O sotaque do Porto foi desvanecendo nas palavras de Alzira Pinto à medida que os 77 anos de vida lhe enrugaram o corpo. Tinha 16, quando foi arrastada pelo padrasto para a Vila Dias, em Xabregas, Lisboa. E aqui ficou. Encostada à parede vermelha do bairro, ainda se lembra quando a água e luz chegaram à sua pequena casa. Os passos de dança nas festas de Santo António. O ambiente familiar. E o fim. O arraial já não passa aqui.

"Mudou tudo. Cada um vive por si. Já há moradores que não conhecemos e agora tenho de trancar a porta senão roubam-me", desabafa Alzira . Apesar da desconfiança, não recusa abrir a porta de casa em memória dos tempos em que a vila era uma família só.

Na caixa das recordações, onde guarda retratos dos falecidos marido e filho, mostra um dos arraiais da época. Não teria 20 anos quando o altar do Santo António era erguido em plena rua e todos dançavam e partilhavam sardinha assada.

Chegou pela mão do padrasto, movido por uma proposta de emprego numa fábrica. Também ela trabalhou numa fábrica de botões até casar. "Eu vivia no n.º 66, mas casei e vim para aqui." Ela e o marido dormiam no quarto onde outrora chegaram a dormir seis filhos e um casal. Na sala ficavam os sogros.

Na altura, a água foi puxada pelos "antigos" de um chafariz em Xabregas. Também era aqui que Alzira ia ao tanque deixar a roupa em sabão. Hoje, sozinha, conseguiu ampliar a habitação de primeiro andar. Do velho terraço fez uma pequena sala. Na cozinha construiu uma casa de banho. Mas as constantes infiltrações não permitem melhorias. Os 35 euros pagos mensalmente ao procurador de um senhorio, que deixou de conhecer, não chegam para mais.

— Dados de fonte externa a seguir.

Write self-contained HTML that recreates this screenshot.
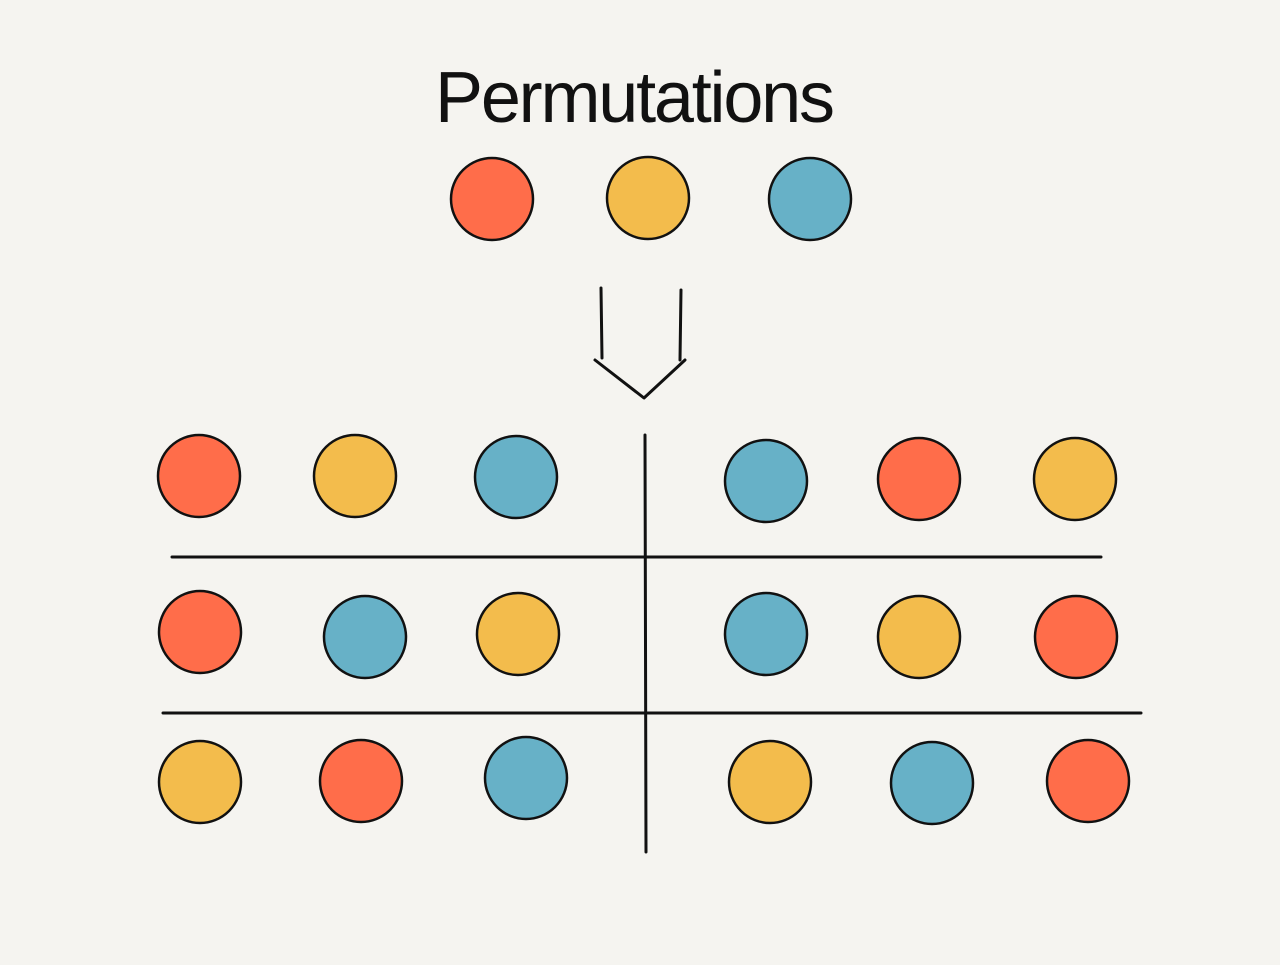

A Vila Dias foi construída em 1888 junto a um caminho-de-ferro e ao rio, um local atractivo para a construção de fábricas na segunda metade do séc. XIX. Servia de alojamento ao pessoal que trabalhava nas fábricas e que não podia suportar rendas elevadas.

Melhores condições encontram os moradores da "zona VIP" da Villa Sousa - reconstruída em 1889 tendo como base um palácio localizado na colina da Graça - como lhe chamam os ocupantes do lado oposto em tom de brincadeira. Os antigos contam que o edifício forrado a azulejo era um convento, mais tarde vendido a um particular. Na zona frontal, as casas são amplas "e caras". Do outro lado do pátio, multiplicam-se os fogos.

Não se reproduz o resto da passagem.